In a recent survey conducted by The Harris Poll on behalf of Orlando Health, it was found that many American men believe they are generally healthier than other men, and don’t need to worry about scheduling an annual checkup with their doctor.

Of the 900 men (18 and older) who completed the online survey, 65 percent view themselves as healthier than other men, and 33 percent believe annual health screenings are unnecessary.

“The most important reason to get a routine annual screening is the early detection of medical conditions,” said Wei Li, DO, a family medicine physician with Hartford HealthCare Medical Group. “A good number of these conditions won’t immediately be harmful, but can have serious implications if left unmanaged.”

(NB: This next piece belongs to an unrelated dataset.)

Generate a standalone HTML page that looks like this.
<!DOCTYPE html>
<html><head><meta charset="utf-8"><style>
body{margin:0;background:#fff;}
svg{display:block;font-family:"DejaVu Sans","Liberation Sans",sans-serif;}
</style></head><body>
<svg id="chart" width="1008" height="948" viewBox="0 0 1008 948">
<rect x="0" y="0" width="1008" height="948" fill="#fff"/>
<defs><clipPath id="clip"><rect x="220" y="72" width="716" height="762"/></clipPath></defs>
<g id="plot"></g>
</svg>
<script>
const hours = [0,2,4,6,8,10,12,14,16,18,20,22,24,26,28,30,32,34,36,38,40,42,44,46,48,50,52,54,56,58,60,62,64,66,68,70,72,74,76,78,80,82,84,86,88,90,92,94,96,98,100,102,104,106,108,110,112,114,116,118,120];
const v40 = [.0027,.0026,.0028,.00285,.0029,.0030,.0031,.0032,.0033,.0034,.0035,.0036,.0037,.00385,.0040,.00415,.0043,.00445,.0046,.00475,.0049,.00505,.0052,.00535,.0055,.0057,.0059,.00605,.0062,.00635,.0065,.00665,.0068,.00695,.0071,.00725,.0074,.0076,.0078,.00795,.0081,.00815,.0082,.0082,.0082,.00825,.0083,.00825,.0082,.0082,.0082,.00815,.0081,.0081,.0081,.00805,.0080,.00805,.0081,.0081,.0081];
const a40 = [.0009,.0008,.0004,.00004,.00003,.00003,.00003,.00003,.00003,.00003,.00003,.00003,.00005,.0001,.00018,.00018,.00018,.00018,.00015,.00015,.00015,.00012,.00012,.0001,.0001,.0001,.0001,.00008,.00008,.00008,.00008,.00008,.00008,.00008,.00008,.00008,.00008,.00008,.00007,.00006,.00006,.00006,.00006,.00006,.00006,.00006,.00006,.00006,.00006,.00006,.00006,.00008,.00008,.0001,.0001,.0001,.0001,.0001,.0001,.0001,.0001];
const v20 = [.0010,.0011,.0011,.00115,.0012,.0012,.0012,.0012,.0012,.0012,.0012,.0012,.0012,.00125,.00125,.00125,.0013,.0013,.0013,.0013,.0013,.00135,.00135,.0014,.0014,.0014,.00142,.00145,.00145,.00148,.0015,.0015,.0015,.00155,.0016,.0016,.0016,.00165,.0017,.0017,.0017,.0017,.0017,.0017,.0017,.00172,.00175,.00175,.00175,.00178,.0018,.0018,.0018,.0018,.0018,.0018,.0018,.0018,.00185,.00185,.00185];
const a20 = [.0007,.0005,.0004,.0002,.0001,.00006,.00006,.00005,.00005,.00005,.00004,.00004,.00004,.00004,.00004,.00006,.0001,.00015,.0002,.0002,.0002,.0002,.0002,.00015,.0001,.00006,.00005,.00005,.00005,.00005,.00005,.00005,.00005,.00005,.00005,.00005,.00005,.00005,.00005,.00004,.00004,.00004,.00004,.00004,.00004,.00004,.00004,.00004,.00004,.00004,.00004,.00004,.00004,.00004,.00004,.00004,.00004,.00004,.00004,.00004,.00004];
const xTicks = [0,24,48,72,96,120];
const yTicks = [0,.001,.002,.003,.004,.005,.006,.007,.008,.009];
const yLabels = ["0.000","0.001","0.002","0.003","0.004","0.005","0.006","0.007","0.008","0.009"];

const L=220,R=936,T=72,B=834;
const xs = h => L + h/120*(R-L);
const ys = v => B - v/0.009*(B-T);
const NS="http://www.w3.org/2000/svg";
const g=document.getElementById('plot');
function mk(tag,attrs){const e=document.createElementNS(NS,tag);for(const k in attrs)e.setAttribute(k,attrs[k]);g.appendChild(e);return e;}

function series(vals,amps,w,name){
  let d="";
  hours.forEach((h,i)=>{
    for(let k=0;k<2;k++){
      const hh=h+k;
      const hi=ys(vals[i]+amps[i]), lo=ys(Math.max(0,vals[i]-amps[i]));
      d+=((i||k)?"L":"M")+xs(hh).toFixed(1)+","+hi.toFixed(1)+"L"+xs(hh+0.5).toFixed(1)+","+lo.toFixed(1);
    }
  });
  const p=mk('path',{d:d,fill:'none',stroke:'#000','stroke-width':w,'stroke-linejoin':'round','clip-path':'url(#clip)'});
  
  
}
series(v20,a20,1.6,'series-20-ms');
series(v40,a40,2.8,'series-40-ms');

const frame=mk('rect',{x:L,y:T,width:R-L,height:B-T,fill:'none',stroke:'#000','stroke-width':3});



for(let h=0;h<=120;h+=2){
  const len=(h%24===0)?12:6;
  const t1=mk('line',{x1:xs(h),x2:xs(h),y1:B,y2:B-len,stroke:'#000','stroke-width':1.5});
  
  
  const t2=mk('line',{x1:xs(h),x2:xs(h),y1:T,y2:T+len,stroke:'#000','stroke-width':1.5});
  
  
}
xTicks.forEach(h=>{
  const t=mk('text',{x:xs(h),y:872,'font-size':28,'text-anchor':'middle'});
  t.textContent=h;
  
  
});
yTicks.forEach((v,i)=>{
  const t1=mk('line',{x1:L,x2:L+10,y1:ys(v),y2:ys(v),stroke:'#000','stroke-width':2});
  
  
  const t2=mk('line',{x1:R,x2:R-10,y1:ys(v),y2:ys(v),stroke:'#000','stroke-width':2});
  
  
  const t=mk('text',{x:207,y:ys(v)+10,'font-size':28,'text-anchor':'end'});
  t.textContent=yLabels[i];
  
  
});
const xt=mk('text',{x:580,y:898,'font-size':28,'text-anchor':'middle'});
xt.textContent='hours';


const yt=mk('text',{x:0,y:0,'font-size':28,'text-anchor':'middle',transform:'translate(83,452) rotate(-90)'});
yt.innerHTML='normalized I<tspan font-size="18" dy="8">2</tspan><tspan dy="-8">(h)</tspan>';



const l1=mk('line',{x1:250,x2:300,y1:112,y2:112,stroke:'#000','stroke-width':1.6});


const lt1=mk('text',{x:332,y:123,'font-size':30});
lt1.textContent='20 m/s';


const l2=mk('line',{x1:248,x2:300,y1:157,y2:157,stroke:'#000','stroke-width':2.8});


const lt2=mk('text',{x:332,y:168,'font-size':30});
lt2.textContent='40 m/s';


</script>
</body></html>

According to Dr. Li, routine blood work (which is checked annually) can screen for a variety of serious health conditions, including diabetes, high cholesterol, thyroid issues, low blood count (anemia), liver, gallbladder or even kidney issues. Additionally, blood pressure checks are conducted at every annual screening, and can help protect against many chronic medical conditions, including coronary artery disease, heart attack, congestive heart failure, kidney disease and stroke.

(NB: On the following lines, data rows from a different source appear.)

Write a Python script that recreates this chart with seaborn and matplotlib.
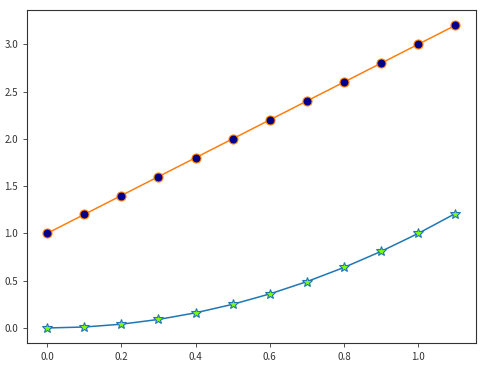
import matplotlib
matplotlib.use("Agg")
import matplotlib.pyplot as plt
import seaborn as sns
import pandas as pd

x = [0.0, 0.1, 0.2, 0.3, 0.4, 0.5, 0.6, 0.7, 0.8, 0.9, 1.0, 1.1]
y_square = [0.0, 0.01, 0.04, 0.09, 0.16, 0.25, 0.36, 0.49, 0.64, 0.81, 1.0, 1.21]
y_linear = [1.0, 1.2, 1.4, 1.6, 1.8, 2.0, 2.2, 2.4, 2.6, 2.8, 3.0, 3.2]

plt.rcParams['font.family'] = ['Noto Sans CJK SC', 'DejaVu Sans']
plt.rcParams['axes.unicode_minus'] = False

df1 = pd.DataFrame({"x": x, "y": y_square})
df2 = pd.DataFrame({"x": x, "y": y_linear})

fig = plt.figure(figsize=(4.84, 3.65), dpi=100)
ax = fig.add_axes([0.055, 0.060, 0.928, 0.912])

sns.lineplot(data=df1, x="x", y="y", ax=ax, color="#1f77b4", linewidth=1.1,
             marker="*", markersize=7.5, markerfacecolor="#7cfc00",
             markeredgecolor="#1f77b4", markeredgewidth=0.8)
sns.lineplot(data=df2, x="x", y="y", ax=ax, color="#ff7f0e", linewidth=1.1,
             marker="o", markersize=6.5, markerfacecolor="#00008b",
             markeredgecolor="#ff7f0e", markeredgewidth=0.8)

ax.set_xlabel("")
ax.set_ylabel("")
ax.set_xticks([0.0, 0.2, 0.4, 0.6, 0.8, 1.0])
ax.set_yticks([0.0, 0.5, 1.0, 1.5, 2.0, 2.5, 3.0])
ax.tick_params(labelsize=7, length=2.6, width=0.6, colors="#333333")
for s in ax.spines.values():
    s.set_linewidth(0.8)
    s.set_color("#333333")

fig.savefig("out.png", dpi=100)
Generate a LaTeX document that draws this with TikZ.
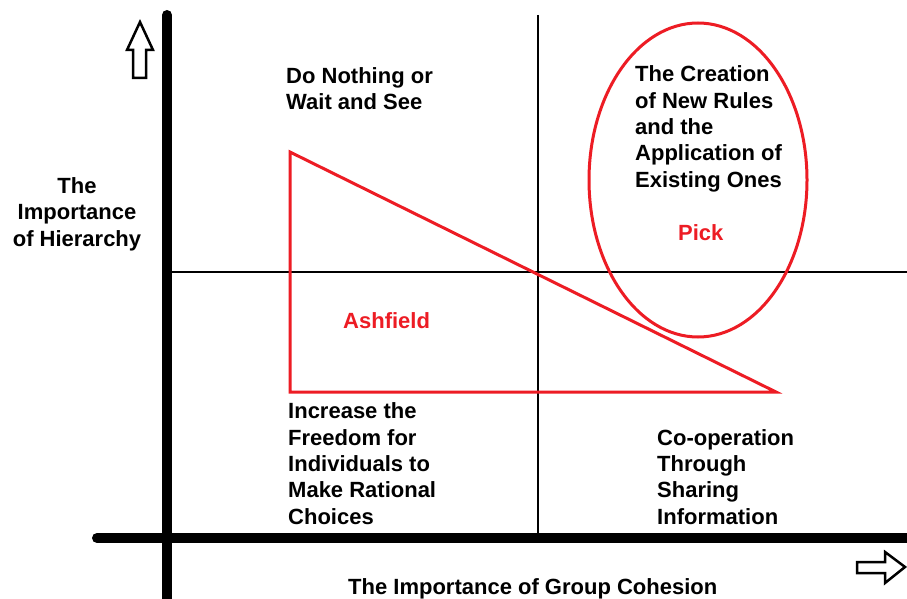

Even if you’re feeling fine and aren’t experiencing any health issues, it’s still important to continue visiting your primary care provider for annual exams. Your doctor can work with you to develop healthcare goals tailored specifically to your needs, as well as strategies for achieving them. As your provider continues to gain a greater knowledge of your health, they can offer more personalized care to help you live a healthier, happier life.

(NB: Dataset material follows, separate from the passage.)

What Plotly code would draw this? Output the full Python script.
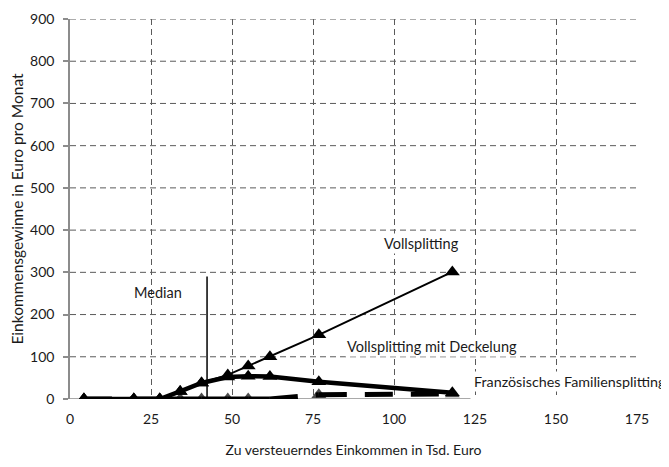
import plotly.graph_objects as go

# ---- data ----
income = [4.3, 19.7, 27.7, 34.0, 40.6, 48.7, 55.0, 61.7, 76.8, 118.0]
vollsplitting = [0, 0, 0, 18, 38, 57, 78, 100, 152, 301]
deckelung = [0, 0, 0, 18, 38, 52, 54, 53, 41, 15]
franz = [0, 0, 0, 0, 0, 0, 0, 0, 10, 12]
franz_marker = [1, 1, 1, 1, 1, 1, 1, 0, 1, 1]
x_ticks = [0, 25, 50, 75, 100, 125, 150, 175]
x_ticks_marked = [0, 25, 50, 75, 100]
y_ticks = [0, 100, 200, 300, 400, 500, 600, 700, 800, 900]
median_income = 42.3
median_top = 290
axis_line_end = 123.6

FONT = "Lato"
TXT = "#1a1a1a"
GRID = "#5a5a5a"
AXIS = "#8c8c8c"
MS = 13
tri = dict(symbol="triangle-up", size=MS, color="black", line=dict(width=0))

fig = go.Figure()

# Französisches Familiensplitting: dashed, Excel-like dash restart per segment
for i in range(len(income) - 1):
    fig.add_trace(go.Scatter(
        x=[income[i], income[i + 1]], y=[franz[i], franz[i + 1]],
        mode="lines", line=dict(color="black", width=5, dash="28px,18px"),
        showlegend=False, hoverinfo="skip"))
fig.add_trace(go.Scatter(
    x=income, y=franz, mode="markers",
    marker=dict(symbol="triangle-up", color="black",
                size=[MS * v for v in franz_marker], line=dict(width=0)),
    showlegend=False))

fig.add_trace(go.Scatter(x=income, y=deckelung, mode="lines+markers",
                         line=dict(color="black", width=4.5), marker=tri,
                         showlegend=False))
fig.add_trace(go.Scatter(x=income, y=vollsplitting, mode="lines+markers",
                         line=dict(color="black", width=2), marker=tri,
                         showlegend=False))

shapes = []
# horizontal dashed grid (not at zero)
for v in y_ticks[1:]:
    shapes.append(dict(type="line", xref="x", yref="y", x0=0, x1=175, y0=v, y1=v,
                       line=dict(color=GRID, width=1, dash="6px,4px"), layer="below"))
# x axis line and tick marks
shapes.append(dict(type="line", xref="x", yref="y", x0=0, x1=axis_line_end, y0=0, y1=0,
                   line=dict(color=AXIS, width=1.5), layer="below"))
for v in x_ticks_marked:
    shapes.append(dict(type="line", xref="x", yref="y", ysizemode="pixel", yanchor=0,
                       x0=v, x1=v, y0=0, y1=-6,
                       line=dict(color=AXIS, width=1.5), layer="below"))
# median line
shapes.append(dict(type="line", xref="x", yref="y", x0=median_income, x1=median_income,
                   y0=-20, y1=median_top, line=dict(color="black", width=1.5)))

AF = dict(family=FONT, size=14.5, color=TXT)
annotations = [
    dict(x=27.3, y=252, text="Median", showarrow=False, font=AF),
    dict(x=108.5, y=368, text="Vollsplitting", showarrow=False, bgcolor="white", font=AF),
    dict(x=111.6, y=124, text="Vollsplitting mit Deckelung", showarrow=False,
         bgcolor="white", font=AF),
    dict(x=154.3, y=41, text="Französisches Familiensplitting", showarrow=False,
         bgcolor="white", font=dict(family=FONT, size=14.3, color=TXT)),
]

# the page body adds an 8px offset; margins compensate for it
fig.update_layout(
    width=669, height=467,
    margin=dict(l=62, r=40, t=11, b=76),
    paper_bgcolor="white", plot_bgcolor="white",
    font=dict(family=FONT, color=TXT),
    showlegend=False,
    shapes=shapes, annotations=annotations,
    xaxis=dict(range=[0, 175], tickvals=x_ticks, ticktext=[str(v) for v in x_ticks],
               automargin=False,
               showgrid=True, gridcolor=GRID, gridwidth=1, griddash="6px,4px",
               zeroline=False, showline=False, ticks="",
               ticklabelstandoff=10,
               tickfont=dict(family=FONT, size=14, color=TXT),
               title=dict(text="Zu versteuerndes Einkommen in Tsd. Euro",
                          font=dict(family=FONT, size=14, color=TXT), standoff=19)),
    yaxis=dict(range=[0, 900], tickvals=y_ticks, ticktext=[str(v) for v in y_ticks],
               automargin=False,
               showgrid=False, zeroline=False, showline=True, linecolor=AXIS,
               linewidth=1.5, ticks="outside", ticklen=5, tickcolor=AXIS, tickwidth=1.5,
               ticklabelstandoff=6,
               tickfont=dict(family=FONT, size=14, color=TXT),
               title=dict(text="Einkommensgewinne in Euro pro Monat",
                          font=dict(family=FONT, size=15.5, color=TXT), standoff=3)),
)

fig.write_html("out.html")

According to the survey, 38 percent of respondents also indicated that they regularly get health advice from social media. With the increasing spread of misinformation and untrustworthy sources online, relying on these social platforms can be unsafe.

“While there is certainly some good information on social media put out by creditable sources like physicians, physicians assistants and nutritionists, the majority are from unreputable sources that follow trends about health and fitness,” warns Dr. Li. “Because it is unregulated and unchecked, social media is very susceptible to misinformation.”